Pourquoi ai-je mis tant d'années pour résoudre la conjecture de Poincaré? J'ai appris à détecter les vides. Avec mes collègues nous étudions les mécanismes visant à combler les vides sociaux et économiques. Les vides sont partout. On peut les détecter et cela donne beaucoup de possibilités... Je sais comment diriger l'Univers. Dites-moi alors, à quoi bon courir après un million de dollars? (interview publiée par le quotidien Komsomolskaïa Pravda).
C'est vrai que vu comme ça...
La conjecture de Poincaré
En quelques mots. Juste pour que vous puissiez faire les malins après.
D'abord une conjecture (à ne pas confondre avec "conjoncture actuelle" qui est d'ailleurs un pléonasme), c'est un truc qu'on ne sait pas prouver, mais on se dit tellement que ça doit être vrai, que du coup on considère que c'est vrai. Mais c'est quand même pas prouvé. Et c'est là que ça coince, parce que du coup une conjecture, c'est un peu comme dieu, si vous voyez ce que je veux dire. Et ça, ça fait un excellent sujet pour troller. Et un matheux qui trolle, c'est vicieux, surtout quand il est en montée de caféine. Conclusion, faut se dépêcher de les résoudre avant que tout cela ne dégénère en point Godwin.
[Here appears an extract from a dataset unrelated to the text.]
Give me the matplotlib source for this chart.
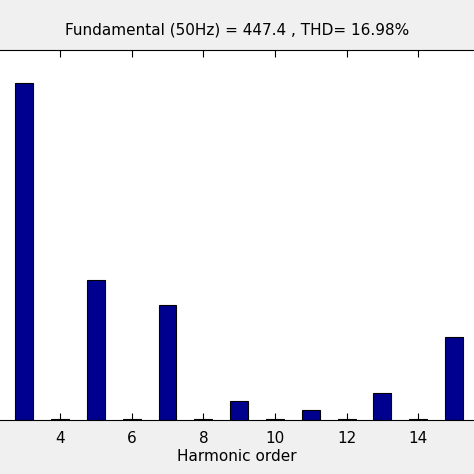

Alors la conjecture de Poincaré
(à ne pas écrire "Point carré" sinon sa mère va vous faire des yeux de pélican), en plus, elle a l'air tout con comme ça. Mais on se prend le chou avec depuis plus de 100 ans. Mais ça parle de quoi? Si je voulais la résumer genre Igor et Grishka, je vous dirais que en gros, ça explique pourquoi, dans les mangas japonais, les ballons de foot peuvent ressembler à des ballons de rugby quand on les lance très très très fort. Par contre, ils ne peuvent JAMAIS ressembler à des donuts. Pourquoi? Parce que dans les donuts, y a un trou au milieu. Voilà. Si si, je vous assure. (pour ceux qui veulent une explication genre Jamy, allez voir
ici).
Et pour ceux qui parlent en langue, ça se traduit comme ceci : "Soit une variété compacte V simplement connexe, à 3 dimensions, sans bord. Alors V est homéomorphe à une hypersphère de dimension 3". Comme ça vous savez.